Rickard removed himself and his knife from my personal space and once again I found myself holding the feet of a corpse, trying to load it into a handicap accessible van.
“Try around the back,” the lady said.
I was kind of shocked when she spoke. I’d assumed she was a mute as well as handicapped. I’m sure that doesn’t say much for my sensitivity toward the handicapped, but hey, at least I’m aware of my prejudices, right?
“Van can take a fucking wheelchair,” Rickard mumbled, “but no good way to load a folded up body.”

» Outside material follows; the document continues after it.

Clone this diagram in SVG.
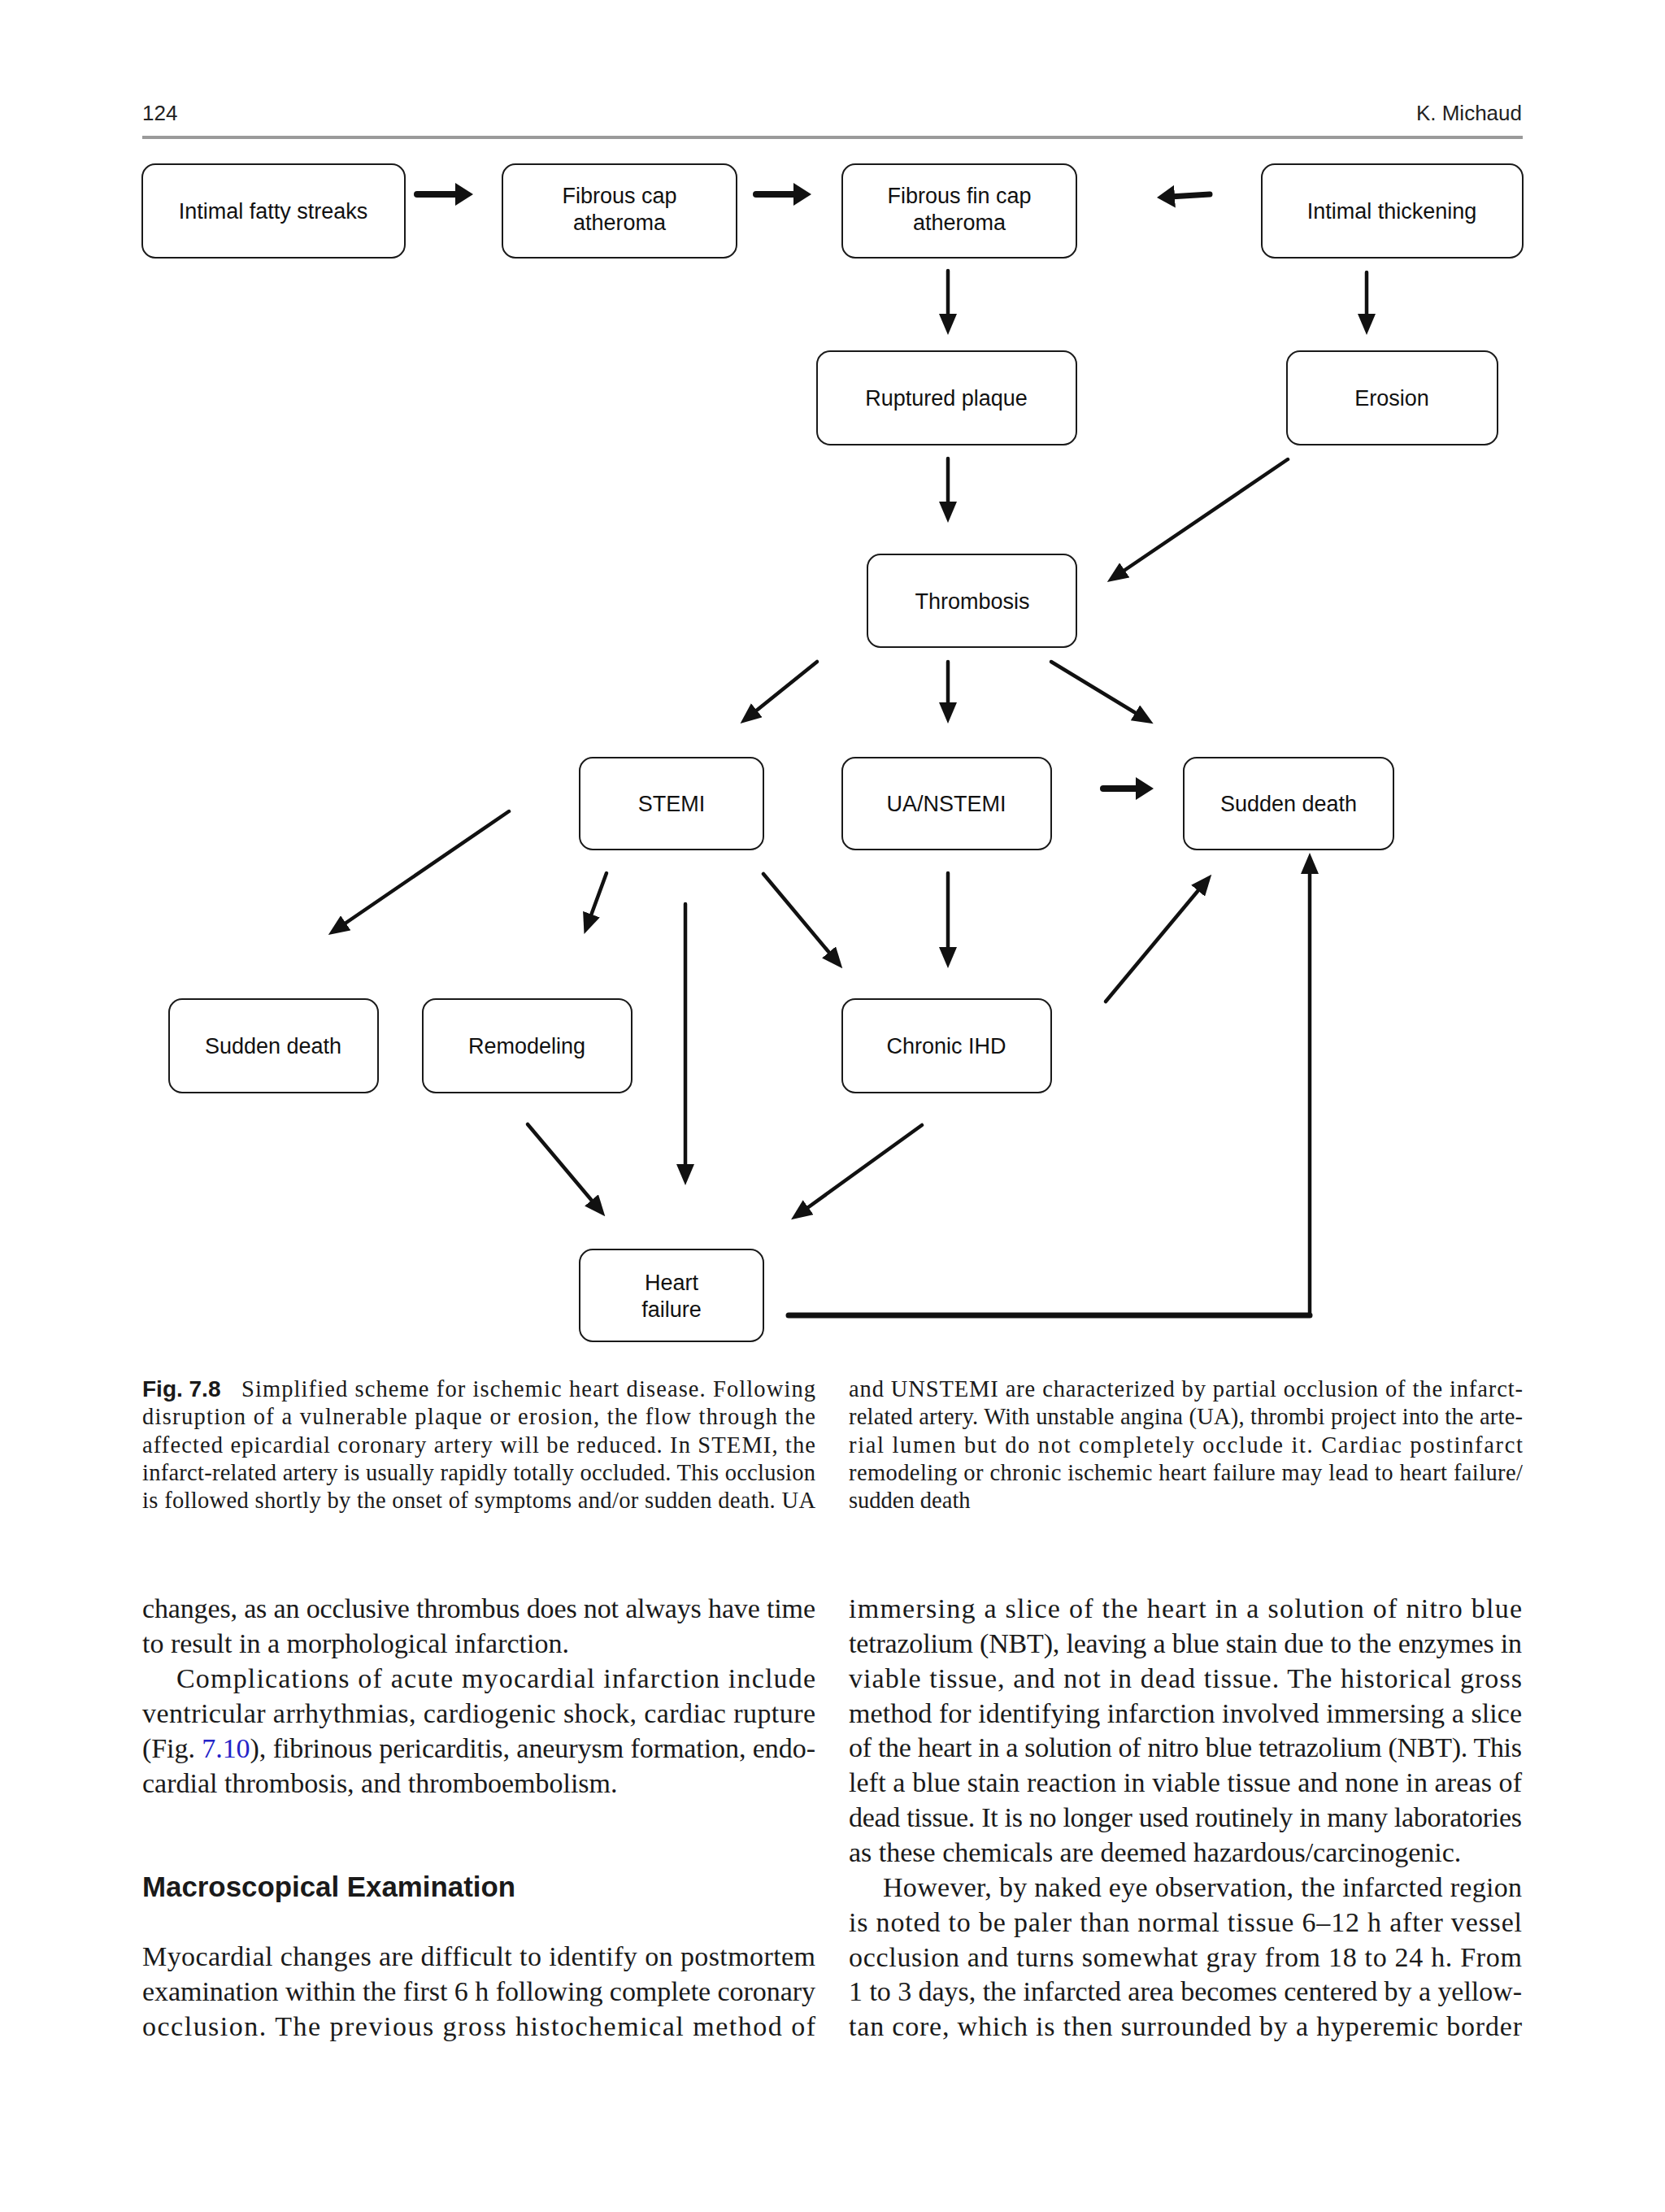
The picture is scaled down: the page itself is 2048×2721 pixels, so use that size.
<svg xmlns="http://www.w3.org/2000/svg" width="2048" height="2721" viewBox="0 0 2048 2721">
<style>
.box{fill:#fff;stroke:#1a1a1a;stroke-width:2}
.lbl{font-family:"Liberation Sans",Arial,sans-serif;font-size:27px;fill:#111;text-anchor:middle}
.c{fill:none;stroke:#111;stroke-width:4.5;stroke-linecap:round}
.ct{fill:none;stroke:#111;stroke-width:8;stroke-linecap:round}
.cap{font-family:"Liberation Serif","Times New Roman",serif;font-size:28.5px;fill:#1a1a1a}
.body{font-family:"Liberation Serif","Times New Roman",serif;font-size:34px;fill:#1a1a1a}
.hdr{font-family:"Liberation Sans",Arial,sans-serif;font-size:26px;fill:#222}
</style>
<defs>
<marker id="ah" markerUnits="userSpaceOnUse" markerWidth="26" markerHeight="22" viewBox="0 0 26 22" refX="10" refY="11" orient="auto"><path d="M0,0 L26,11 L0,22 z" fill="#111"/></marker>
<marker id="ahb" markerUnits="userSpaceOnUse" markerWidth="22" markerHeight="28" viewBox="0 0 22 28" refX="6" refY="14" orient="auto"><path d="M0,0 L22,14 L0,28 z" fill="#111"/></marker>
</defs>
<rect x="0" y="0" width="2048" height="2721" fill="#fff"/>

<g id="header">
<text class="hdr" x="175" y="148">124</text>
<text class="hdr" x="1872" y="148" text-anchor="end" font-size="27">K. Michaud</text>
<line x1="175" y1="169" x2="1873" y2="169" stroke="#9a9a9a" stroke-width="4"/>
</g>

<g id="n-fatty"><rect class="box" x="175" y="202" width="323" height="115" rx="16"/><text class="lbl" x="336" y="269">Intimal fatty streaks</text></g>
<g id="n-fca"><rect class="box" x="618" y="202" width="288" height="115" rx="16"/><text class="lbl" x="762" y="250">Fibrous cap</text><text class="lbl" x="762" y="283">atheroma</text></g>
<g id="n-ffca"><rect class="box" x="1036" y="202" width="288" height="115" rx="16"/><text class="lbl" x="1180" y="250">Fibrous fin cap</text><text class="lbl" x="1180" y="283">atheroma</text></g>
<g id="n-thick"><rect class="box" x="1552" y="202" width="321" height="115" rx="16"/><text class="lbl" x="1712" y="269">Intimal thickening</text></g>
<g id="n-rupt"><rect class="box" x="1005" y="432" width="319" height="115" rx="16"/><text class="lbl" x="1164" y="499">Ruptured plaque</text></g>
<g id="n-eros"><rect class="box" x="1583" y="432" width="259" height="115" rx="16"/><text class="lbl" x="1712" y="499">Erosion</text></g>
<g id="n-thromb"><rect class="box" x="1067" y="682" width="257" height="114" rx="16"/><text class="lbl" x="1196" y="749">Thrombosis</text></g>
<g id="n-stemi"><rect class="box" x="713" y="932" width="226" height="113" rx="16"/><text class="lbl" x="826" y="998">STEMI</text></g>
<g id="n-ua"><rect class="box" x="1036" y="932" width="257" height="113" rx="16"/><text class="lbl" x="1164" y="998">UA/NSTEMI</text></g>
<g id="n-sd2"><rect class="box" x="1456" y="932" width="258" height="113" rx="16"/><text class="lbl" x="1585" y="998">Sudden death</text></g>
<g id="n-sd1"><rect class="box" x="208" y="1229" width="257" height="115" rx="16"/><text class="lbl" x="336" y="1296">Sudden death</text></g>
<g id="n-remod"><rect class="box" x="520" y="1229" width="257" height="115" rx="16"/><text class="lbl" x="648" y="1296">Remodeling</text></g>
<g id="n-chronic"><rect class="box" x="1036" y="1229" width="257" height="115" rx="16"/><text class="lbl" x="1164" y="1296">Chronic IHD</text></g>
<g id="n-hf"><rect class="box" x="713" y="1537" width="226" height="113" rx="16"/><text class="lbl" x="826" y="1587">Heart</text><text class="lbl" x="826" y="1620">failure</text></g>

<g id="connectors">
<line class="ct" x1="513" y1="239" x2="566" y2="239" marker-end="url(#ahb)"/>
<line class="ct" x1="930" y1="239" x2="982" y2="239" marker-end="url(#ahb)"/>
<line class="ct" style="stroke-width:7" x1="1488" y1="239" x2="1439" y2="242" marker-end="url(#ahb)"/>
<line class="c" x1="1166" y1="333" x2="1166" y2="396" marker-end="url(#ah)"/>
<line class="c" x1="1681" y1="335" x2="1681" y2="396" marker-end="url(#ah)"/>
<line class="c" x1="1166" y1="564" x2="1166" y2="627" marker-end="url(#ah)"/>
<line class="c" x1="1584" y1="565" x2="1375" y2="707" marker-end="url(#ah)"/>
<line class="c" x1="1005" y1="814" x2="923" y2="880" marker-end="url(#ah)"/>
<line class="c" x1="1166" y1="814" x2="1166" y2="874" marker-end="url(#ah)"/>
<line class="c" x1="1293" y1="814" x2="1405" y2="882" marker-end="url(#ah)"/>
<line class="ct" x1="1357" y1="970" x2="1403" y2="970" marker-end="url(#ahb)"/>
<line class="c" x1="626" y1="998" x2="417" y2="1141" marker-end="url(#ah)"/>
<line class="c" x1="746" y1="1074" x2="724" y2="1134" marker-end="url(#ah)"/>
<line class="c" x1="843" y1="1112" x2="843" y2="1442" marker-end="url(#ah)"/>
<line class="c" x1="939" y1="1075" x2="1026" y2="1179" marker-end="url(#ah)"/>
<line class="c" x1="1166" y1="1074" x2="1166" y2="1175" marker-end="url(#ah)"/>
<line class="c" x1="1360" y1="1232" x2="1480" y2="1088" marker-end="url(#ah)"/>
<line class="c" x1="649" y1="1383" x2="734" y2="1484" marker-end="url(#ah)"/>
<line class="c" x1="1134" y1="1384" x2="986" y2="1491" marker-end="url(#ah)"/>
<path class="c" style="stroke-linejoin:miter" d="M970,1618 L1611,1618 L1611,1065" marker-end="url(#ah)"/>
<line x1="970" y1="1618" x2="1611" y2="1618" stroke="#111" stroke-width="7" stroke-linecap="round"/>
</g>

<g id="caption">
<text x="175" y="1718" font-family="Liberation Sans,Arial,sans-serif" font-weight="bold" font-size="28" fill="#1a1a1a">Fig. 7.8</text>
<text class="cap" x="297" y="1718" textLength="706" lengthAdjust="spacing">Simplified scheme for ischemic heart disease. Following</text>
<text class="cap" x="175" y="1752" textLength="828" lengthAdjust="spacing">disruption of a vulnerable plaque or erosion, the flow through the</text>
<text class="cap" x="175" y="1787" textLength="828" lengthAdjust="spacing">affected epicardial coronary artery will be reduced. In STEMI, the</text>
<text class="cap" x="175" y="1821" textLength="828" lengthAdjust="spacing">infarct-related artery is usually rapidly totally occluded. This occlusion</text>
<text class="cap" x="175" y="1855" textLength="828" lengthAdjust="spacing">is followed shortly by the onset of symptoms and/or sudden death. UA</text>
<text class="cap" x="1044" y="1718" textLength="829" lengthAdjust="spacing">and UNSTEMI are characterized by partial occlusion of the infarct-</text>
<text class="cap" x="1044" y="1752" textLength="829" lengthAdjust="spacing">related artery. With unstable angina (UA), thrombi project into the arte-</text>
<text class="cap" x="1044" y="1787" textLength="829" lengthAdjust="spacing">rial lumen but do not completely occlude it. Cardiac postinfarct</text>
<text class="cap" x="1044" y="1821" textLength="829" lengthAdjust="spacing">remodeling or chronic ischemic heart failure may lead to heart failure/</text>
<text class="cap" x="1044" y="1855">sudden death</text>
</g>

<g id="body-left">
<text class="body" x="175" y="1990" textLength="828" lengthAdjust="spacing">changes, as an occlusive thrombus does not always have time</text>
<text class="body" x="175" y="2033">to result in a morphological infarction.</text>
<text class="body" x="217" y="2076" textLength="786" lengthAdjust="spacing">Complications of acute myocardial infarction include</text>
<text class="body" x="175" y="2119" textLength="828" lengthAdjust="spacing">ventricular arrhythmias, cardiogenic shock, cardiac rupture</text>
<text class="body" x="175" y="2162" textLength="828" lengthAdjust="spacing">(Fig. <tspan fill="#2323c8">7.10</tspan>), fibrinous pericarditis, aneurysm formation, endo-</text>
<text class="body" x="175" y="2205">cardial thrombosis, and thromboembolism.</text>
<text x="175" y="2333" font-family="Liberation Sans,Arial,sans-serif" font-weight="bold" font-size="35" fill="#1a1a1a" textLength="459" lengthAdjust="spacingAndGlyphs">Macroscopical Examination</text>
<text class="body" x="175" y="2418" textLength="828" lengthAdjust="spacing">Myocardial changes are difficult to identify on postmortem</text>
<text class="body" x="175" y="2461" textLength="828" lengthAdjust="spacing">examination within the first 6 h following complete coronary</text>
<text class="body" x="175" y="2504" textLength="828" lengthAdjust="spacing">occlusion. The previous gross histochemical method of</text>
</g>

<g id="body-right">
<text class="body" x="1044" y="1990" textLength="828" lengthAdjust="spacing">immersing a slice of the heart in a solution of nitro blue</text>
<text class="body" x="1044" y="2033" textLength="828" lengthAdjust="spacing">tetrazolium (NBT), leaving a blue stain due to the enzymes in</text>
<text class="body" x="1044" y="2076" textLength="828" lengthAdjust="spacing">viable tissue, and not in dead tissue. The historical gross</text>
<text class="body" x="1044" y="2119" textLength="828" lengthAdjust="spacing">method for identifying infarction involved immersing a slice</text>
<text class="body" x="1044" y="2161" textLength="828" lengthAdjust="spacing">of the heart in a solution of nitro blue tetrazolium (NBT). This</text>
<text class="body" x="1044" y="2204" textLength="828" lengthAdjust="spacing">left a blue stain reaction in viable tissue and none in areas of</text>
<text class="body" x="1044" y="2247" textLength="828" lengthAdjust="spacing">dead tissue. It is no longer used routinely in many laboratories</text>
<text class="body" x="1044" y="2290">as these chemicals are deemed hazardous/carcinogenic.</text>
<text class="body" x="1086" y="2333" textLength="786" lengthAdjust="spacing">However, by naked eye observation, the infarcted region</text>
<text class="body" x="1044" y="2376" textLength="828" lengthAdjust="spacing">is noted to be paler than normal tissue 6–12 h after vessel</text>
<text class="body" x="1044" y="2419" textLength="828" lengthAdjust="spacing">occlusion and turns somewhat gray from 18 to 24 h. From</text>
<text class="body" x="1044" y="2461" textLength="828" lengthAdjust="spacing">1 to 3 days, the infarcted area becomes centered by a yellow-</text>
<text class="body" x="1044" y="2504" textLength="828" lengthAdjust="spacing">tan core, which is then surrounded by a hyperemic border</text>
</g>
</svg>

He tossed me the keys and I stared at them like one of those pocket puzzles they give you at truck stop restaurants to distract you from the poor service and depressing atmosphere. I gripped them tightly and pondered their irony. They represented freedom from this mess, from the consequences of my arrogance and poor planning, and more importantly from the immediate vicinity of Rickard and the mystery van. But Rickard was already in the passenger seat so I couldn’t steal the car from him and if I tried to run from him I suspected the crippled hobo lady would run me over.
So I continued staring at the keys until Rickard, once again, leaned out a window and hollered at me.
“Let’s go,” he said. “We need to see what we’re fighting for before this snow gets too bad.”